My question: Let $(u_n) \subset H^1(\mathbb{R}^n)$ be a sequence such that $\|u_n\|_{H^1(\mathbb{R}^{n})}\leq C$ and $u_n \rightharpoonup u$ weakly in $H^1(\mathbb{R}^n)$. In addition, suppose that $\operatorname{supp} u$ is compact. Does there exists an index $n_0 \in \mathbb{N}$ and a compact $K$ such that $\operatorname{supp} u_n \subset K$ for all $n \geq n_0$?
If not, is there any weak hypothesis that can be added for this to be true?

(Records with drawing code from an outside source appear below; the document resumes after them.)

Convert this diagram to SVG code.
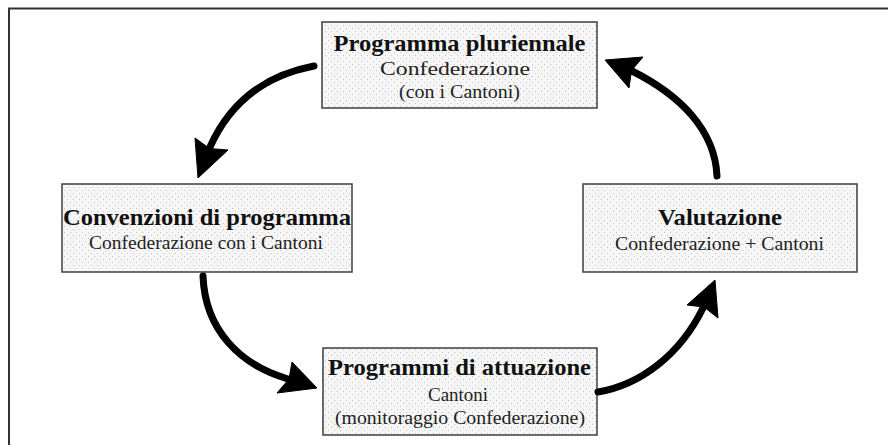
<svg xmlns="http://www.w3.org/2000/svg" width="888" height="445" viewBox="0 0 888 445">
  <defs>
    <pattern id="dots" width="6" height="6" patternUnits="userSpaceOnUse">
      <rect width="6" height="6" fill="#f6f6f6"/>
      <rect x="1" y="1" width="1" height="1" fill="#c4c4c4"/>
      <rect x="4" y="4" width="1" height="1" fill="#c4c4c4"/>
    </pattern>
    <style>
      .box { fill: url(#dots); stroke: #4a4a4a; stroke-width: 1.6; }
      .title { font-family: "Liberation Serif", "Times New Roman", serif; font-weight: bold; font-size: 24px; fill: #111; text-anchor: middle; }
      .sub { font-family: "Liberation Serif", "Times New Roman", serif; font-size: 18px; fill: #222; text-anchor: middle; }
      .shaft { fill: none; stroke: #000; stroke-width: 7; stroke-linecap: round; }
      .head { fill: #000; stroke: #000; stroke-width: 1; stroke-linejoin: miter; }
    </style>
  </defs>

  <rect width="888" height="445" fill="#fff"/>

  <!-- outer frame: top and left edges only -->
  <path d="M 9 445 L 9 8.5 L 888 8.5" fill="none" stroke="#333" stroke-width="2"/>

  <g id="node-programma-pluriennale">
    <rect class="box" x="322" y="22" width="275" height="86"/>
    <text class="title" x="459.5" y="51" textLength="252" lengthAdjust="spacingAndGlyphs">Programma pluriennale</text>
    <text class="sub" x="455" y="75" font-size="19" textLength="150" lengthAdjust="spacingAndGlyphs">Confederazione</text>
    <text class="sub" x="459.5" y="98" font-size="19" textLength="121" lengthAdjust="spacingAndGlyphs">(con i Cantoni)</text>
  </g>

  <g id="node-convenzioni">
    <rect class="box" x="62" y="184" width="290" height="88"/>
    <text class="title" x="207" y="225" textLength="288" lengthAdjust="spacingAndGlyphs">Convenzioni di programma</text>
    <text class="sub" x="206" y="249" textLength="234" lengthAdjust="spacingAndGlyphs">Confederazione con i Cantoni</text>
  </g>

  <g id="node-programmi-attuazione">
    <rect class="box" x="323" y="348" width="274" height="87"/>
    <text class="title" x="459.5" y="375" textLength="263" lengthAdjust="spacingAndGlyphs">Programmi di attuazione</text>
    <text class="sub" x="458" y="401" textLength="60" lengthAdjust="spacingAndGlyphs">Cantoni</text>
    <text class="sub" x="460" y="424" textLength="250" lengthAdjust="spacingAndGlyphs">(monitoraggio Confederazione)</text>
  </g>

  <g id="node-valutazione">
    <rect class="box" x="583" y="184" width="274" height="88"/>
    <text class="title" x="720" y="225" textLength="124" lengthAdjust="spacingAndGlyphs">Valutazione</text>
    <text class="sub" x="719.5" y="250" textLength="209" lengthAdjust="spacingAndGlyphs">Confederazione + Cantoni</text>
  </g>

  <g id="connectors">
    <!-- programma pluriennale -> convenzioni -->
    <path class="shaft" d="M 314 66 Q 240 80 210 147"/>
    <polygon class="head" points="195,138 209.5,148.5 228,150 198,178"/>
    <!-- convenzioni -> programmi di attuazione -->
    <path class="shaft" d="M 203 276 C 205 330 240 365 288 379"/>
    <polygon class="head" points="292,362 289,379 277,393 317,388"/>
    <!-- programmi di attuazione -> valutazione -->
    <path class="shaft" d="M 598 392 C 640 385 680 355 703 308"/>
    <polygon class="head" points="687,305 704,307 718,318 715,280"/>
    <!-- valutazione -> programma pluriennale -->
    <path class="shaft" d="M 717 176 C 715 130 680 95 632 71"/>
    <polygon class="head" points="643,57 631.5,70.5 629,88 605,60"/>
  </g>
</svg>
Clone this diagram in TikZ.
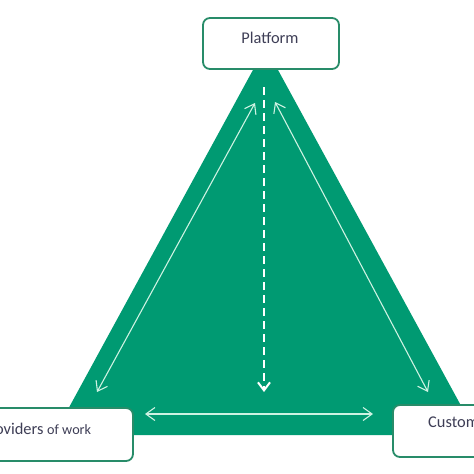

If that were possible, we could apply the above-mentioned result to $(v_n)=(u_{n_0+n})$ in order to obtain a strong convergence in $L^2(\mathbb{R}^{n})$. Intuitively it's look true, but I don't even how to start.
The answer is definitely no. Take a non-zero function $u_0 \in C^\infty_0(\mathbb{R}^n)$ and define $u_n(x) = u_0(x - nx_0)$ where $0 \ne x_0 \in \mathbb{R}^n$. Then $u_n \rightharpoonup 0$, but every compact $K$ contains $\text{supp} \, u_n$ for only finitely many $n$.
Where does this problem arise?